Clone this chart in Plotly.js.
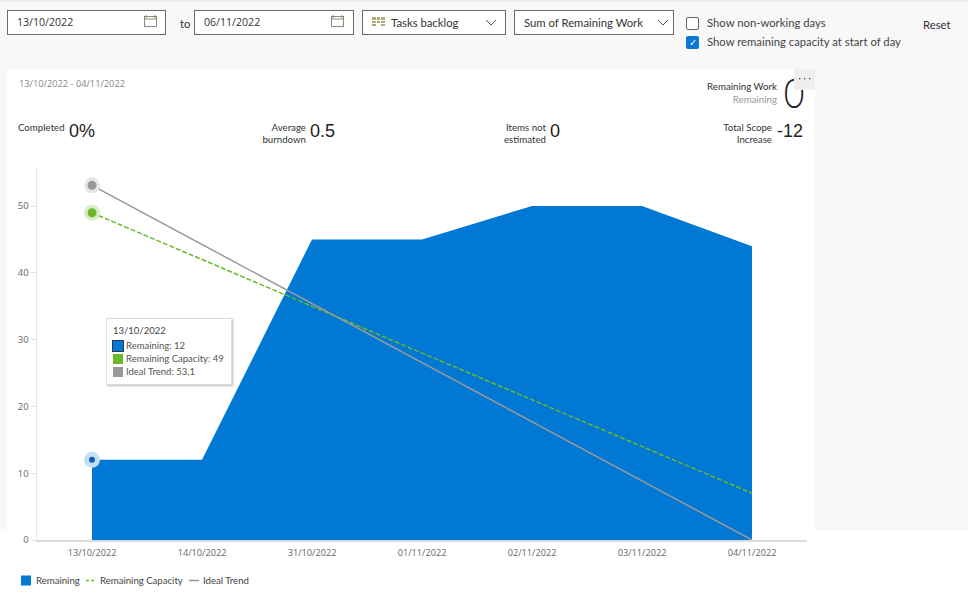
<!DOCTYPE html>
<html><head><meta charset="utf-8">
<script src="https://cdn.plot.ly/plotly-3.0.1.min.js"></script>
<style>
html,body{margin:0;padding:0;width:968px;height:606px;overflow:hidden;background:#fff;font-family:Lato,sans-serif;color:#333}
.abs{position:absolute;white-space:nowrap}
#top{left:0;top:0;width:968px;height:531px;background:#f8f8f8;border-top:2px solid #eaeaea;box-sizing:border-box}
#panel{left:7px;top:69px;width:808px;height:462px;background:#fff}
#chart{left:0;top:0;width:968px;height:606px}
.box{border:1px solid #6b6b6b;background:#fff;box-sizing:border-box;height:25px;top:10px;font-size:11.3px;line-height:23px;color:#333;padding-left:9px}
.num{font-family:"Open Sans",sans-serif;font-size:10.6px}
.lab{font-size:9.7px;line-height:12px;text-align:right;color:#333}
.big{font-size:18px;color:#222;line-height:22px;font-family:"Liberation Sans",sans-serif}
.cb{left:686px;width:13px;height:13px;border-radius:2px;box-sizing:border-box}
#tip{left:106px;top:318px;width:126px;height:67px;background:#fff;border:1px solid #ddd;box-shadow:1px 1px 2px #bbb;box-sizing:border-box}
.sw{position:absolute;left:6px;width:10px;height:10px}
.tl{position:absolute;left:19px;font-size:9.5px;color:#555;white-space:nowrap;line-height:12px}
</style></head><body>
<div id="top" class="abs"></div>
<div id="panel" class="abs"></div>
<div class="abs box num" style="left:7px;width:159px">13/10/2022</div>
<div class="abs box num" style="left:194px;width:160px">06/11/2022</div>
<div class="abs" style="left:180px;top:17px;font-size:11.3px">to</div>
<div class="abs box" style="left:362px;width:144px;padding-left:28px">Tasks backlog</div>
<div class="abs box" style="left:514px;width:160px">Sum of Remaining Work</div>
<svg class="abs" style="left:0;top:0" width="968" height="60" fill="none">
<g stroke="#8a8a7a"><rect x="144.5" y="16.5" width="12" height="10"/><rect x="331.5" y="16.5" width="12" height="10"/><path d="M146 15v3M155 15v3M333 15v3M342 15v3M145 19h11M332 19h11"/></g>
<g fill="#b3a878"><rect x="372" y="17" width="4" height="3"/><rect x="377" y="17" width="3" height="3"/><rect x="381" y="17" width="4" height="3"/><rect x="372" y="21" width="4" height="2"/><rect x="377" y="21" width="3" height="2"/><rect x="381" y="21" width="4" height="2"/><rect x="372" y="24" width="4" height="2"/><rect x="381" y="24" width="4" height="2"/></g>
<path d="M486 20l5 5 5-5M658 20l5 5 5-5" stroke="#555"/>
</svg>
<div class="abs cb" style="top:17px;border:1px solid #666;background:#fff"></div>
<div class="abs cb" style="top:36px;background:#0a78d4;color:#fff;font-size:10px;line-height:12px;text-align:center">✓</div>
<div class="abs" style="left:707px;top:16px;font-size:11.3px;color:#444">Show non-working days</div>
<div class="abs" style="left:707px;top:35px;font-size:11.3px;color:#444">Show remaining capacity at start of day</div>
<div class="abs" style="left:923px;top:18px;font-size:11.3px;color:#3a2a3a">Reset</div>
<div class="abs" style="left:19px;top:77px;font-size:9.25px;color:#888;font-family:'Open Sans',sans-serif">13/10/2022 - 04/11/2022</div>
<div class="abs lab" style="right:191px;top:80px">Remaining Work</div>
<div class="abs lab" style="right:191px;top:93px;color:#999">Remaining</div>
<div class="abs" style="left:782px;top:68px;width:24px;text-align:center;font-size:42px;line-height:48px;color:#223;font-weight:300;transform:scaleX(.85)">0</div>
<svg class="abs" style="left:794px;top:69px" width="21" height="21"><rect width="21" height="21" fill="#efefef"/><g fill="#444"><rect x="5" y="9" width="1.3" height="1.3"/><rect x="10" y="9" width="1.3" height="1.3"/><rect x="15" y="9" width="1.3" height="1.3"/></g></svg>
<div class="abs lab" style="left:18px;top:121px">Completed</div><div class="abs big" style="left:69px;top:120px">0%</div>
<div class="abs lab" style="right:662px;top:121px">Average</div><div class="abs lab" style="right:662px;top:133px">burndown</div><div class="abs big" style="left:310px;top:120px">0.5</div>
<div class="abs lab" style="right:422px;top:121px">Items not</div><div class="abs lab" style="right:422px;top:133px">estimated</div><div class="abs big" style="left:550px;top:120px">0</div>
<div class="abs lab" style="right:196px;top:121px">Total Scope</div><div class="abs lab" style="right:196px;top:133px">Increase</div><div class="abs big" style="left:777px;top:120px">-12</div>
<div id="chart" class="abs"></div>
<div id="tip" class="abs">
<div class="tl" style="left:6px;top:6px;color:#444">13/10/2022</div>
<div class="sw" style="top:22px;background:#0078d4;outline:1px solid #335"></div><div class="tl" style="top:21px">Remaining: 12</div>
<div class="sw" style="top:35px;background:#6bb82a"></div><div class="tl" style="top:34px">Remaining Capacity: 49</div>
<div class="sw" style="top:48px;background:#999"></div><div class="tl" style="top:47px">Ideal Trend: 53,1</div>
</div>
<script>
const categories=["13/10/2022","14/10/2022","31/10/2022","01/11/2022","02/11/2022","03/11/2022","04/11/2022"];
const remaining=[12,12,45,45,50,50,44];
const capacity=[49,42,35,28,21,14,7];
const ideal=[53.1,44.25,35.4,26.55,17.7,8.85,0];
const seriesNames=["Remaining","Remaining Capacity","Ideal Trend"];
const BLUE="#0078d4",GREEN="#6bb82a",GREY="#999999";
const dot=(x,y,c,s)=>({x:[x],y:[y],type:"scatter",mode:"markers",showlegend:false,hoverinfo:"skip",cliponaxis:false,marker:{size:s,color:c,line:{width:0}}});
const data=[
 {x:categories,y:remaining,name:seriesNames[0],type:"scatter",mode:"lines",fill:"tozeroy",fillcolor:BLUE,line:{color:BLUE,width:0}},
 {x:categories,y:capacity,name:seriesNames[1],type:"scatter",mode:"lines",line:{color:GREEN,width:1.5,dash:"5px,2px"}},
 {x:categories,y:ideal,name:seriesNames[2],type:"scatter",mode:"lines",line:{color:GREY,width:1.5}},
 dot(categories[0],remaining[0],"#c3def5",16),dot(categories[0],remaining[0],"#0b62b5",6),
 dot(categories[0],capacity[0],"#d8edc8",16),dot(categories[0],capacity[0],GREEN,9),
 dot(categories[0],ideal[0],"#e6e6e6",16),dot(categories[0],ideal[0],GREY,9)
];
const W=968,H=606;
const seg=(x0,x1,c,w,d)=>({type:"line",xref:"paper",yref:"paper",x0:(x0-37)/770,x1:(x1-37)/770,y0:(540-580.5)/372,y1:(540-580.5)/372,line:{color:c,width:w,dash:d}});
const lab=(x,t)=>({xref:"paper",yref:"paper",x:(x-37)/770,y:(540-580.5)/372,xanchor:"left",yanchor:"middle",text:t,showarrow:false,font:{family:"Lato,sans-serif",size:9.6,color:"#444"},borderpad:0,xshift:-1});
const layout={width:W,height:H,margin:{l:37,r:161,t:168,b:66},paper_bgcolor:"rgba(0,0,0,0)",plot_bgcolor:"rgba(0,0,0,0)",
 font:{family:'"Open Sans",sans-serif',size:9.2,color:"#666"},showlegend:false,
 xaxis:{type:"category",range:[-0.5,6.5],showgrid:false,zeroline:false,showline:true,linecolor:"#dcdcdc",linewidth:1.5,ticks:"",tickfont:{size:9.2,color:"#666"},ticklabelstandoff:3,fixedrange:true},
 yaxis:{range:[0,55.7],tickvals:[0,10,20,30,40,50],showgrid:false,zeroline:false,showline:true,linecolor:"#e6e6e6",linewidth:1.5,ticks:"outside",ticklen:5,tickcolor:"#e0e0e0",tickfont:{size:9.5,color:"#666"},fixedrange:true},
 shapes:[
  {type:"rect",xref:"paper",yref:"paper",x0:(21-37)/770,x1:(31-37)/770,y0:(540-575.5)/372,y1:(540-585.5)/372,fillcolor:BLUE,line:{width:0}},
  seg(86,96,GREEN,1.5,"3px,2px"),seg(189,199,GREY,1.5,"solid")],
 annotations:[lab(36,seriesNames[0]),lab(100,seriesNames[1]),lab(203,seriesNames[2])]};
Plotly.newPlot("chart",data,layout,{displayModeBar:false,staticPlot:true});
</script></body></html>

▸ **DO THIS**
Only the number should be given: how many lines of the data contain the word "chart"?

▸ **ANSWER TO THIS PROBLEM**
4